Targeted affordability measures may include: - Sliding-scale pricing based on organisational stage or social mission criteria. - Scholarship memberships funded through partnerships, grants, or philanthropy. - Programme-linked access for cohorts (for example, travel, fashion, or social enterprise themes). - Deposit-light or deposit-free options to reduce upfront cash demands.

The effectiveness of these measures depends on clear eligibility rules, consistent communication, and a strong operational backbone so that discounted access still includes responsive support and a welcoming community experience.

Location and neighbourhood effects on access

Affordable workspace is influenced by geography as well as pricing. Locations near reliable transport nodes can reduce commuting time and cost, particularly for members travelling from outer boroughs. Neighbourhood integration—working with local councils, community organisations, and adjacent businesses—can also strengthen affordability by creating shared resources such as local procurement, public programming, and collaborative commissioning.

In East London settings, the value of “staying local” is often underestimated. When a workspace is embedded in a neighbourhood ecosystem, members can access nearby fabric shops, printers, caterers, and community venues without incurring central-London premiums. Over time, this can support a dense network of small suppliers and services that collectively lower the operating costs of being an independent business.

Risks and trade-offs in affordable provision

Affordable workspace access faces several structural risks. Rising property costs can force providers to increase prices, reduce space, or shift to shorter leases that undermine stability. High demand can lead to waiting lists that make access less equitable if allocation is not managed transparently. There is also a risk that affordability becomes a branding label rather than a lived reality if the most accessible options are limited, inconvenient, or exclude meaningful amenities.
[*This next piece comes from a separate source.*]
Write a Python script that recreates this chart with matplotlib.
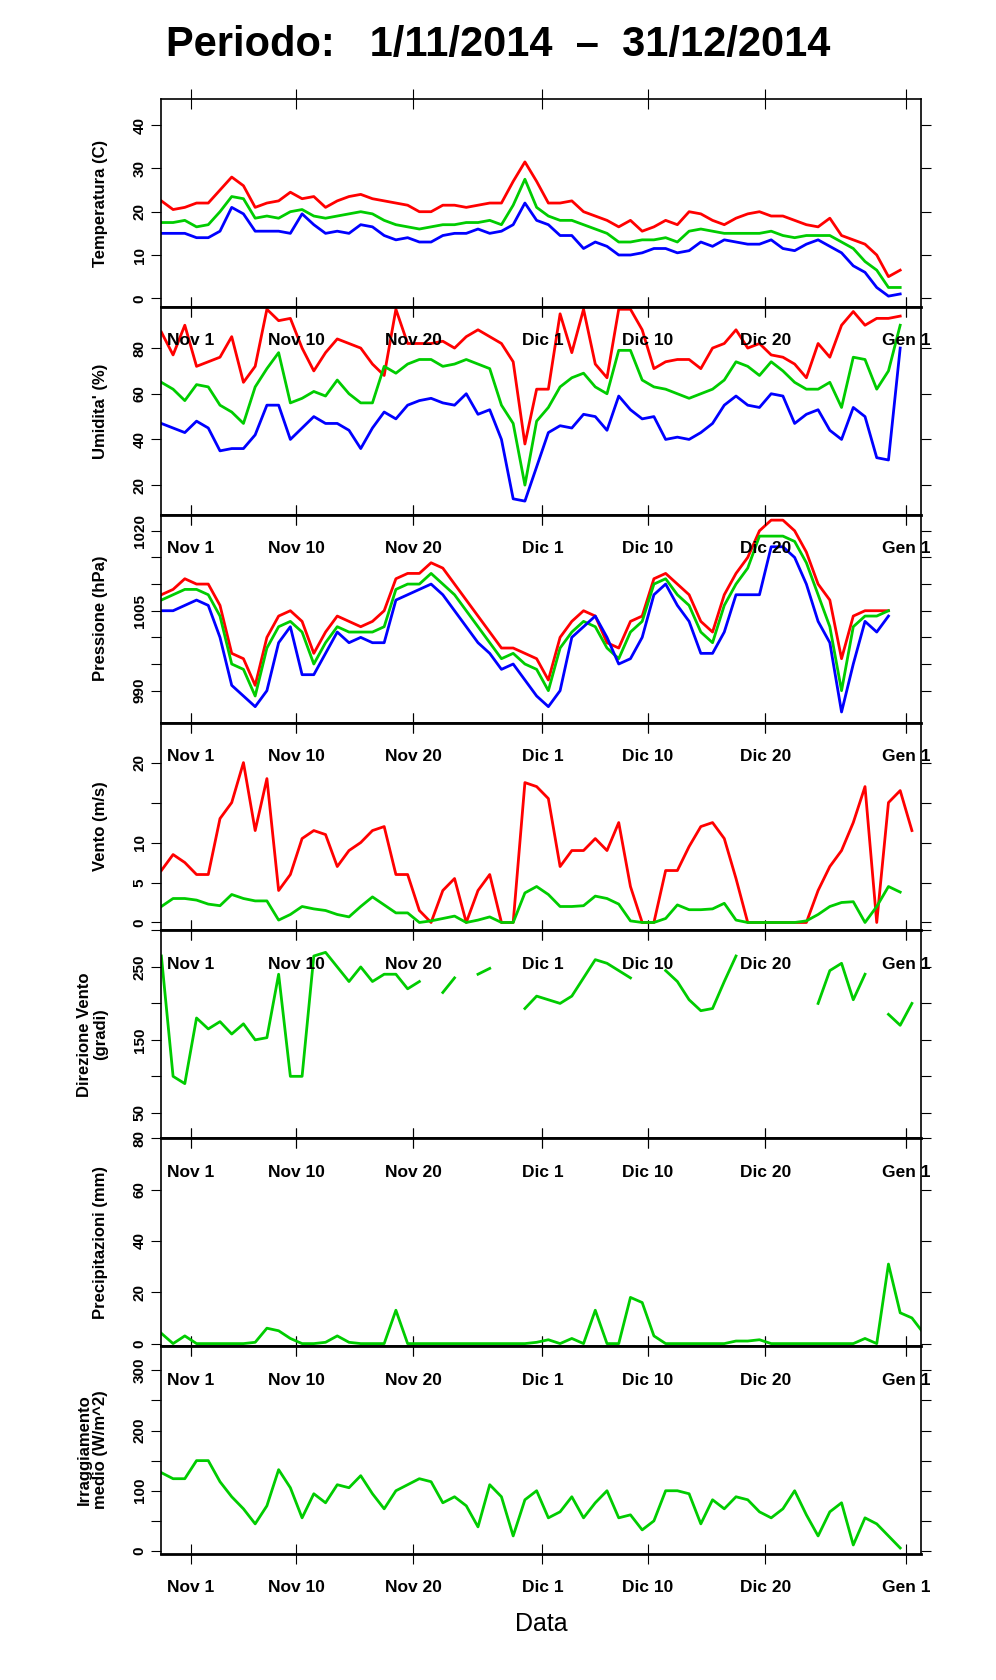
import matplotlib.pyplot as plt
import numpy as np

plt.rcParams['font.family'] = ['Liberation Sans', 'DejaVu Sans']

# days from Nov 1 (0) ; first sample ~2.5 days before
start_day = -2.5
tick_days = [0, 9, 19, 30, 39, 49, 61]
tick_labels = ["Nov 1", "Nov 10", "Nov 20", "Dic 1", "Dic 10", "Dic 20", "Gen 1"]

temp_max = [22.5, 20.5, 21, 22, 22, 25, 28, 26, 21, 22, 22.5, 24.5, 23, 23.5, 21, 22.5, 23.5, 24, 23, 22.5, 22, 21.5, 20, 20, 21.5, 21.5, 21, 21.5, 22, 22, 27, 31.5, 27, 22, 22, 22.5, 20, 19, 18, 16.5, 18, 15.5, 16.5, 18, 17, 20, 19.5, 18, 17, 18.5, 19.5, 20, 19, 19, 18, 17, 16.5, 18.5, 14.5, 13.5, 12.5, 10, 5, 6.5]
temp_med = [17.5, 17.5, 18, 16.5, 17, 20, 23.5, 23, 18.5, 19, 18.5, 20, 20.5, 19, 18.5, 19, 19.5, 20, 19.5, 18, 17, 16.5, 16, 16.5, 17, 17, 17.5, 17.5, 18, 17, 21.5, 27.5, 21, 19, 18, 18, 17, 16, 15, 13, 13, 13.5, 13.5, 14, 13, 15.5, 16, 15.5, 15, 15, 15, 15, 15.5, 14.5, 14, 14.5, 14.5, 14.5, 13, 11.5, 8.5, 6.5, 2.5, 2.5]
temp_min = [15, 15, 15, 14, 14, 15.5, 21, 19.5, 15.5, 15.5, 15.5, 15, 19.5, 17, 15, 15.5, 15, 17, 16.5, 14.5, 13.5, 14, 13, 13, 14.5, 15, 15, 16, 15, 15.5, 17, 22, 18, 17, 14.5, 14.5, 11.5, 13, 12, 10, 10, 10.5, 11.5, 11.5, 10.5, 11, 13, 12, 13.5, 13, 12.5, 12.5, 13.5, 11.5, 11, 12.5, 13.5, 12, 10.5, 7.5, 6, 2.5, 0.5, 1]

hum_max = [87, 77, 90, 72, 74, 76, 85, 65, 72, 97, 92, 93, 80, 70, 78, 84, 82, 80, 73, 68, 97, 82, 82, 82, 83, 80, 85, 88, 85, 82, 74, 38, 62, 62, 95, 78, 97, 73, 67, 97, 97, 88, 71, 74, 75, 75, 71, 80, 82, 88, 80, 82, 77, 76, 73, 67, 82, 76, 90, 96, 90, 93, 93, 94]
hum_med = [65, 62, 57, 64, 63, 55, 52, 47, 63, 71, 78, 56, 58, 61, 59, 66, 60, 56, 56, 72, 69, 73, 75, 75, 72, 73, 75, 73, 71, 55, 47, 20, 48, 54, 63, 67, 69, 63, 60, 79, 79, 66, 63, 62, 60, 58, 60, 62, 66, 74, 72, 68, 74, 70, 65, 62, 62, 65, 54, 76, 75, 62, 70, 90]
hum_min = [47, 45, 43, 48, 45, 35, 36, 36, 42, 55, 55, 40, 45, 50, 47, 47, 44, 36, 45, 52, 49, 55, 57, 58, 56, 55, 60, 51, 53, 40, 14, 13, 28, 43, 46, 45, 51, 50, 44, 59, 53, 49, 50, 40, 41, 40, 43, 47, 55, 59, 55, 54, 60, 59, 47, 51, 53, 44, 40, 54, 50, 32, 31, 80]

pres_max = [1008, 1009, 1011, 1010, 1010, 1006, 997, 996, 991, 1000, 1004, 1005, 1003, 997, 1001, 1004, 1003, 1002, 1003, 1005, 1011, 1012, 1012, 1014, 1013, 1010, 1007, 1004, 1001, 998, 998, 997, 996, 992, 1000, 1003, 1005, 1004, 999, 998, 1003, 1004, 1011, 1012, 1010, 1008, 1003, 1001, 1008, 1012, 1015, 1020, 1022, 1022, 1020, 1016, 1010, 1007, 996, 1004, 1005, 1005, 1005]
pres_med = [1007, 1008, 1009, 1009, 1008, 1004, 995, 994, 989, 998, 1002, 1003, 1001, 995, 999, 1002, 1001, 1001, 1001, 1002, 1009, 1010, 1010, 1012, 1010, 1008, 1005, 1002, 999, 996, 997, 995, 994, 990, 998, 1001, 1003, 1002, 998, 996, 1001, 1003, 1010, 1011, 1008, 1006, 1001, 999, 1006, 1010, 1013, 1019, 1019, 1019, 1018, 1014, 1008, 1002, 990, 1002, 1004, 1004, 1005]
pres_min = [1005, 1005, 1006, 1007, 1006, 1000, 991, 989, 987, 990, 999, 1002, 993, 993, 997, 1001, 999, 1000, 999, 999, 1007, 1008, 1009, 1010, 1008, 1005, 1002, 999, 997, 994, 995, 992, 989, 987, 990, 1000, 1002, 1004, 1000, 995, 996, 1000, 1008, 1010, 1006, 1003, 997, 997, 1001, 1008, 1008, 1008, 1017, 1017, 1015, 1010, 1003, 999, 986, 995, 1003, 1001, 1004]

wind_max = [6.5, 8.5, 7.5, 6, 6, 13, 15, 20, 11.5, 18, 4, 6, 10.5, 11.5, 11, 7, 9, 10, 11.5, 12, 6, 6, 1.5, 0, 4, 5.5, 0, 4, 6, 0, 0, 17.5, 17, 15.5, 7, 9, 9, 10.5, 9, 12.5, 4.5, 0, 0, 6.5, 6.5, 9.5, 12, 12.5, 10.5, 5.5, 0, 0, 0, 0, 0, 0, 4, 7, 9, 12.5, 17, 0, 15, 16.5, 11.5]
wind_med = [2, 3, 3, 2.8, 2.3, 2.1, 3.5, 3, 2.7, 2.7, 0.3, 1, 2, 1.7, 1.5, 1, 0.7, 2, 3.2, 2.2, 1.2, 1.2, 0, 0.2, 0.5, 0.8, 0, 0.3, 0.7, 0, 0, 3.7, 4.5, 3.5, 2, 2, 2.1, 3.3, 3, 2.3, 0.2, 0, 0, 0.5, 2.2, 1.6, 1.6, 1.7, 2.4, 0.3, 0, 0, 0, 0, 0, 0.2, 1, 2, 2.5, 2.6, 0, 2, 4.5, 3.8]

nan = np.nan
wind_dir = [265, 100, 90, 180, 165, 175, 158, 172, 150, 153, 240, 100, 100, 265, 270, 250, 230, 250, 230, 240, 240, 220, 230, nan, 215, 235, nan, 240, 248, nan, nan, 193, 210, 205, 200, 210, 235, 260, 255, 245, 235, nan, nan, 245, 230, 205, 190, 193, 230, 265, nan, nan, nan, nan, nan, nan, 200, 245, 255, 205, 240, nan, 185, 170, 200]

rain = [4, 0, 3, 0, 0, 0, 0, 0, 0.5, 6, 5, 2, 0, 0, 0.5, 3, 0.5, 0, 0, 0, 13, 0, 0, 0, 0, 0, 0, 0, 0, 0, 0, 0, 0.5, 1.5, 0, 2, 0, 13, 0, 0, 18, 16, 3, 0, 0, 0, 0, 0, 0, 1, 1, 1.5, 0, 0, 0, 0, 0, 0, 0, 0, 2, 0, 31, 12, 10, 4, 9]

irr = [130, 120, 120, 150, 150, 115, 90, 70, 45, 75, 135, 105, 55, 95, 80, 110, 105, 125, 95, 70, 100, 110, 120, 115, 80, 90, 75, 40, 110, 90, 25, 85, 100, 55, 65, 90, 55, 80, 100, 55, 60, 35, 50, 100, 100, 95, 45, 85, 70, 90, 85, 65, 55, 70, 100, 60, 25, 65, 80, 10, 55, 45, 25, 5]


def xs(vals):
    return start_day + np.arange(len(vals))


fig = plt.figure(figsize=(9.96, 16.8), dpi=100)
left, right = 0.162, 0.925
top, bottom = 0.941, 0.075
h = (top - bottom) / 7

panels = [
    ("Temperatura (C)", [(temp_max, 'red'), (temp_med, '#00cc00'), (temp_min, 'blue')], (-2, 46), [0, 10, 20, 30, 40], [0, 10, 20, 30, 40]),
    ("Umidita' (%)", [(hum_max, 'red'), (hum_med, '#00cc00'), (hum_min, 'blue')], (7, 98), [20, 40, 60, 80], [20, 40, 60, 80]),
    ("Pressione (hPa)", [(pres_max, 'red'), (pres_med, '#00cc00'), (pres_min, 'blue')], (984, 1023), [990, 995, 1000, 1005, 1010, 1015, 1020], [990, 1005, 1020]),
    ("Vento (m/s)", [(wind_max, 'red'), (wind_med, '#00cc00')], (-1, 25), [0, 5, 10, 15, 20], [0, 5, 10, 20]),
    ("Direzione Vento\n(gradi)", [(wind_dir, '#00cc00')], (15, 300), [50, 100, 150, 200, 250, 300], [50, 150, 250]),
    ("Precipitazioni (mm)", [(rain, '#00cc00')], (-1, 80), [0, 20, 40, 60, 80], [0, 20, 40, 60, 80]),
    ("Irraggiamento\nmedio (W/m^2)", [(irr, '#00cc00')], (-5, 340), [0, 50, 100, 150, 200, 250, 300], [0, 100, 200, 300]),
]

for k, (label, series, ylim, yt, ytl) in enumerate(panels):
    ax = fig.add_axes([left, top - (k + 1) * h, right - left, h])
    ax.patch.set_visible(False)
    ax.set_zorder(10 - k)
    for vals, c in series:
        ax.plot(xs(vals), vals, color=c, lw=2)
    ax.set_xlim(-2.5, 62.3)
    ax.set_ylim(*ylim)
    ax.set_yticks(yt)
    ax.set_yticklabels([str(v) if v in ytl else "" for v in yt], rotation=90, va='center',
                       fontsize=11, fontweight='bold')
    ax.set_ylabel(label, fontsize=12, fontweight='bold', linespacing=1.1)
    ax.set_xticks(tick_days)
    ax.set_xticklabels(tick_labels, fontsize=12.5, fontweight='bold')
    ax.tick_params(axis='x', direction='inout', length=14, top=True, pad=12)
    ax.tick_params(axis='y', direction='out', length=7, right=True)
    for s in ax.spines.values():
        s.set_linewidth(1.2)
    ax.spines['bottom'].set_linewidth(2)
    if k == 6:
        ax.set_xlabel("Data", fontsize=18, labelpad=12)
    ax.yaxis.set_label_coords(-0.07, 0.5)

fig.suptitle("Periodo:   1/11/2014  \u2013  31/12/2014", fontsize=30, fontweight='bold', y=0.985)
fig.savefig("out.png", dpi=100)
Other trade-offs include balancing quiet work with active community areas, ensuring that event programming serves members rather than only external audiences, and avoiding a “race to the bottom” in pricing that compromises building upkeep. Sustained affordability tends to rely on operational discipline: clear membership rules, consistent facilities management, and community curation that keeps retention high so that lower prices do not translate into financial fragility.

Measuring whether access is truly affordable

Assessing affordability benefits from combining financial and social indicators. On the financial side, providers and members may consider the ratio of workspace cost to monthly revenue, the predictability of expenses, and the cost of comparable alternatives in the same area. On the social side, measures might include member retention among early-stage founders, diversity of membership by sector and background, and the extent to which members report business-critical outcomes from the community (such as partnerships formed, contracts won, or skills gained).

A practical evaluation often asks whether members can: - Start with a low-commitment option and upgrade without disruption. - Work comfortably and professionally without paying constant add-ons. - Access community support that reduces other business costs. - Remain in the space as their organisation grows, rather than being priced out at the first sign of success.

In well-run systems, affordable workspace access is not merely about cheaper desks; it is about creating a stable, well-designed base where creative and impact-led organisations can do focused work, meet collaborators in shared kitchens and event spaces, and build the confidence and networks that turn a fragile early stage into a durable venture.